A 3% factoring fee sounds modest until you annualize it. If your customers pay in 30 days and you’re charged 3% each cycle, you’re effectively paying the equivalent of 36% per year on the capital advanced to you. For invoices paid in 15 days at 3%, the annualized cost doubles to roughly 72%. These numbers make factoring one of the more expensive forms of business financing on a pure rate basis.

That comparison isn’t entirely fair, though, because factoring provides benefits a bank line of credit doesn’t. Approval depends on your customers’ credit, not yours, making it accessible to newer businesses or those with imperfect credit. There’s no debt on your balance sheet. And the speed of funding — often same-day — can be the difference between taking a profitable contract and turning it down.
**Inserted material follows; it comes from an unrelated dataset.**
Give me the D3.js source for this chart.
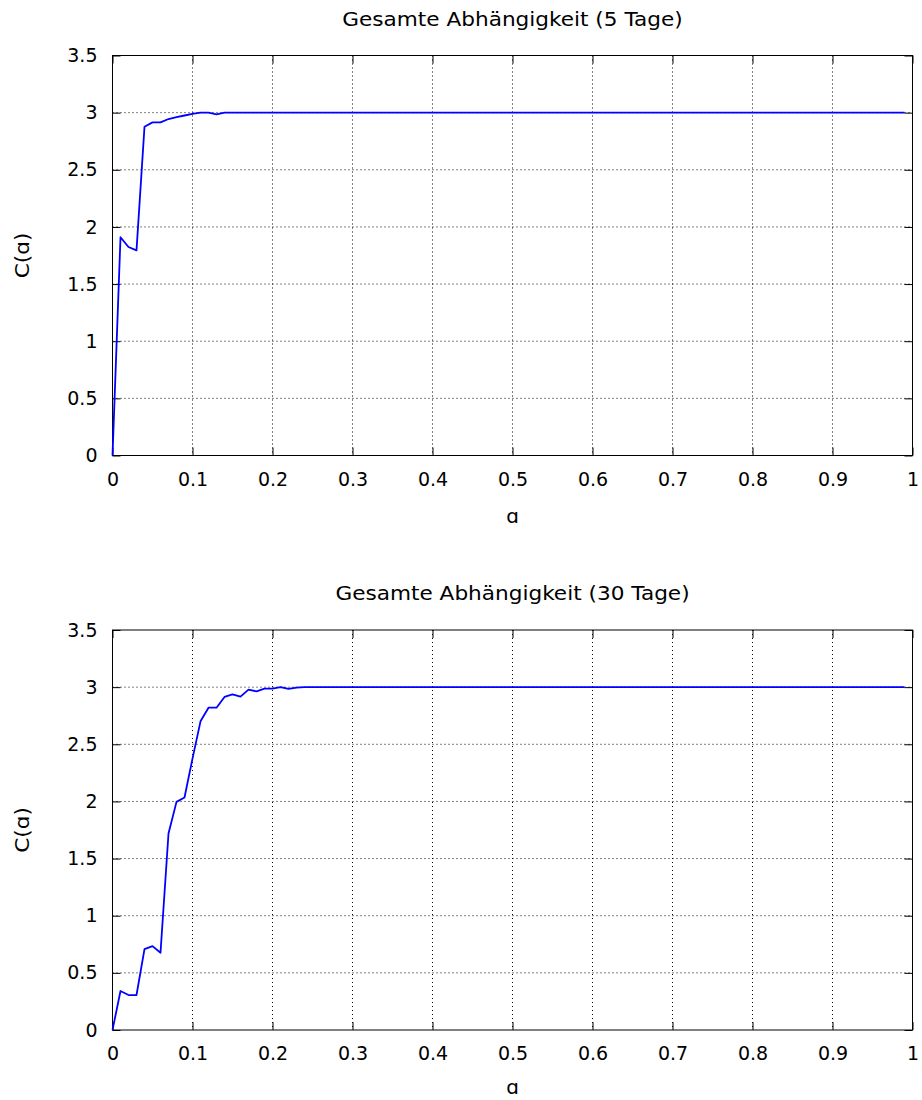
<!DOCTYPE html>
<html lang="de">
  <head>
    <meta charset="UTF-8" />
    <title>Gesamte Abhängigkeit</title>
    <style>
      body { margin: 0; background: #fff; }
      svg text { font-family: "DejaVu Sans", sans-serif; font-size: 19px; fill: #000; }
      .grid line { stroke: #000; stroke-width: 1; stroke-dasharray: 1 3; }
      .label { font-size: 20px; }
    </style>
    <script src="https://d3js.org/d3.v7.min.js"></script>
  </head>
  <body>
    <div id="chart"></div>
    <script>
      // alpha grid
      const alpha = [
        0, 0.01, 0.02, 0.03, 0.04, 0.05, 0.06, 0.07, 0.08, 0.09,
        0.1, 0.11, 0.12, 0.13, 0.14, 0.15, 0.16, 0.17, 0.18, 0.19,
        0.2, 0.21, 0.22, 0.23, 0.24, 0.25, 0.26, 0.27, 0.28, 0.29,
        0.3, 0.31, 0.32, 0.33, 0.34, 0.35, 0.36, 0.37, 0.38, 0.39,
        0.4, 0.41, 0.42, 0.43, 0.44, 0.45, 0.46, 0.47, 0.48, 0.49,
        0.5, 0.51, 0.52, 0.53, 0.54, 0.55, 0.56, 0.57, 0.58, 0.59,
        0.6, 0.61, 0.62, 0.63, 0.64, 0.65, 0.66, 0.67, 0.68, 0.69,
        0.7, 0.71, 0.72, 0.73, 0.74, 0.75, 0.76, 0.77, 0.78, 0.79,
        0.8, 0.81, 0.82, 0.83, 0.84, 0.85, 0.86, 0.87, 0.88, 0.89,
        0.9, 0.91, 0.92, 0.93, 0.94, 0.95, 0.96, 0.97, 0.98, 0.99
      ];

      const c5 = [
        0, 1.91, 1.824, 1.795, 2.877, 2.915, 2.915, 2.944, 2.96, 2.975,
        2.99, 3, 3, 2.985, 3, 3, 3, 3, 3, 3,
        3, 3, 3, 3, 3, 3, 3, 3, 3, 3,
        3, 3, 3, 3, 3, 3, 3, 3, 3, 3,
        3, 3, 3, 3, 3, 3, 3, 3, 3, 3,
        3, 3, 3, 3, 3, 3, 3, 3, 3, 3,
        3, 3, 3, 3, 3, 3, 3, 3, 3, 3,
        3, 3, 3, 3, 3, 3, 3, 3, 3, 3,
        3, 3, 3, 3, 3, 3, 3, 3, 3, 3,
        3, 3, 3, 3, 3, 3, 3, 3, 3, 3
      ];

      const c30 = [
        0, 0.341, 0.306, 0.306, 0.708, 0.734, 0.676, 1.719, 1.996, 2.034,
        2.375, 2.701, 2.82, 2.82, 2.914, 2.937, 2.917, 2.978, 2.963, 2.987,
        2.987, 3, 2.984, 2.995, 3, 3, 3, 3, 3, 3,
        3, 3, 3, 3, 3, 3, 3, 3, 3, 3,
        3, 3, 3, 3, 3, 3, 3, 3, 3, 3,
        3, 3, 3, 3, 3, 3, 3, 3, 3, 3,
        3, 3, 3, 3, 3, 3, 3, 3, 3, 3,
        3, 3, 3, 3, 3, 3, 3, 3, 3, 3,
        3, 3, 3, 3, 3, 3, 3, 3, 3, 3,
        3, 3, 3, 3, 3, 3, 3, 3, 3, 3
      ];

      const xTicks = [0, 0.1, 0.2, 0.3, 0.4, 0.5, 0.6, 0.7, 0.8, 0.9, 1];
      const yTicks = [0, 0.5, 1, 1.5, 2, 2.5, 3, 3.5];

      const panels = [
        { title: "Gesamte Abhängigkeit (5 Tage)", values: c5, top: 55.5, xLabelY: 67 },
        { title: "Gesamte Abhängigkeit (30 Tage)", values: c30, top: 630, xLabelY: 64 },
      ];

      const svg = d3
        .select("#chart")
        .append("svg")
        .attr("width", 922)
        .attr("height", 1100);

      const left = 112.5;
      const width = 800;
      const height = 400;

      // the reference text runs a little wider than DejaVu at the same height
      function widen(sel) {
        sel.each(function () {
          const w = this.getComputedTextLength();
          d3.select(this).attr("textLength", w * 1.08).attr("lengthAdjust", "spacingAndGlyphs");
        });
      }

      panels.forEach((p) => {
        const g = svg.append("g").attr("transform", `translate(${left},${p.top})`);

        const x = d3.scaleLinear().domain([0, 1]).range([0, width]);
        const y = d3.scaleLinear().domain([0, 3.5]).range([height, 0]);

        // grid
        const grid = g.append("g").attr("class", "grid");
        grid
          .selectAll(".gx")
          .data(xTicks.slice(1, -1))
          .enter()
          .append("line")
          .attr("x1", (d) => x(d))
          .attr("x2", (d) => x(d))
          .attr("y1", 0)
          .attr("y2", height);
        grid
          .selectAll(".gy")
          .data(yTicks.slice(1, -1))
          .enter()
          .append("line")
          .attr("x1", 0)
          .attr("x2", width)
          .attr("y1", (d) => y(d))
          .attr("y2", (d) => y(d));

        // axes with inward ticks (mirrored)
        const tick = 8;
        g.append("g")
          .attr("transform", `translate(0,${height})`)
          .call(d3.axisBottom(x).tickValues(xTicks).tickFormat(d3.format("")).tickSizeInner(-tick).tickSizeOuter(0).tickPadding(17))
          .call((a) => a.select(".domain").remove());
        g.append("g")
          .call(d3.axisTop(x).tickValues(xTicks).tickFormat("").tickSizeInner(-tick).tickSizeOuter(0))
          .call((a) => a.select(".domain").remove());
        g.append("g")
          .call(d3.axisLeft(y).tickValues(yTicks).tickFormat(d3.format("")).tickSizeInner(-tick).tickSizeOuter(0).tickPadding(15))
          .call((a) => a.select(".domain").remove());
        g.append("g")
          .attr("transform", `translate(${width},0)`)
          .call(d3.axisRight(y).tickValues(yTicks).tickFormat("").tickSizeInner(-tick).tickSizeOuter(0))
          .call((a) => a.select(".domain").remove());

        g.selectAll(".tick text").style("font-size", "19px").style("font-family", "DejaVu Sans, sans-serif");

        g.append("rect")
          .attr("width", width)
          .attr("height", height)
          .attr("fill", "none")
          .attr("stroke", "#000")
          .attr("stroke-width", 1);

        // series
        const line = d3
          .line()
          .x((d, i) => x(alpha[i]))
          .y((d) => y(d));
        g.append("path")
          .datum(p.values)
          .attr("fill", "none")
          .attr("stroke", "#0000ff")
          .attr("stroke-width", 1.8)
          .attr("stroke-linejoin", "round")
          .attr("d", line);

        // labels
        g.append("text")
          .attr("class", "label")
          .attr("x", width / 2)
          .attr("y", -30)
          .attr("text-anchor", "middle")
          .text(p.title)
          .call(widen);
        g.append("text")
          .attr("class", "label")
          .attr("x", width / 2)
          .attr("y", height + p.xLabelY)
          .attr("text-anchor", "middle")
          .text("ɑ");
        g.append("text")
          .attr("class", "label")
          .attr("transform", `translate(${-84},${height / 2}) rotate(-90)`)
          .attr("text-anchor", "middle")
          .text("C(ɑ)")
          .call(widen);
      });
    </script>
  </body>
</html>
The real question isn’t whether factoring is cheap in isolation. It’s whether the cost is justified by the revenue you can capture with faster access to cash.

Contract Terms Worth Reading Carefully

Factoring agreements typically run one to three years, with automatic renewal clauses that extend the term unless you provide written notice 60 to 90 days before the end of the current period. Miss that window, and you’re locked in for another term.

Most contracts also include a minimum volume commitment. If you agreed to factor $50,000 per month and only submit $30,000, expect to pay a shortfall fee. This creates a real tension: signing a minimum that’s too high exposes you to penalties during slow months, while a minimum that’s too low may cost you the volume discount that made the rate attractive in the first place. Project conservatively and negotiate the minimum based on your worst-case monthly volume, not your average.

Factors also charge interest on any obligations outstanding beyond the factoring fee itself. The rate is usually pegged to a percentage above the prime rate, with a floor that prevents the rate from dropping even when the prime rate falls. Review these interest provisions alongside the factoring fee — they’re part of the total cost.

Tax Treatment of Factoring Fees

Factoring fees and discounts are generally deductible as ordinary business expenses on your federal income tax return. The IRS treats them similarly to other financing charges. If you use the cash method of accounting, you deduct the fee when it’s actually charged. Under the accrual method, you record the expense when the obligation arises. Either way, report the fees under a category like “factoring fees” or “bank and financing charges” so they’re easy to track at year-end. IRS Publication 535 covers the rules for deducting business expenses, including financing costs, and Publication 334 provides additional guidance for small businesses.

The Legal Side: Assignment and UCC Filings

When you factor an invoice, you’re legally assigning that receivable to the factoring company. Two legal mechanics make this work, and both will show up in your paperwork.

First, the factor will file a UCC-1 financing statement with your state’s Secretary of State office. This public filing gives notice to other creditors that the factor has a secured interest in your receivables. It protects the factor’s priority position if other lenders try to claim the same collateral. Filing fees vary by state but generally run between $5 and $60. The factor usually passes this cost to you.

Second, your customers will receive a notice of assignment informing them to send payment directly to the factor instead of to you. Under UCC Section 9-406, once your customer receives an authenticated notice of assignment, they can only discharge their payment obligation by paying the factor. Paying you after receiving proper notice doesn’t count as paying the debt. This is why factors insist on delivering the notice through methods that provide proof of receipt, such as certified mail or a secure email platform that captures acknowledgment.

1Legal Information Institute. UCC 9-406 – Discharge of Account Debtor; Notification of Assignment

The notice of assignment is the moment your factoring arrangement becomes visible to your customers. Some businesses worry this signals financial weakness, though in industries like transportation and staffing where factoring is routine, customers rarely react negatively. If appearances matter to your client relationships, discuss with the factor how the notice will be worded and delivered.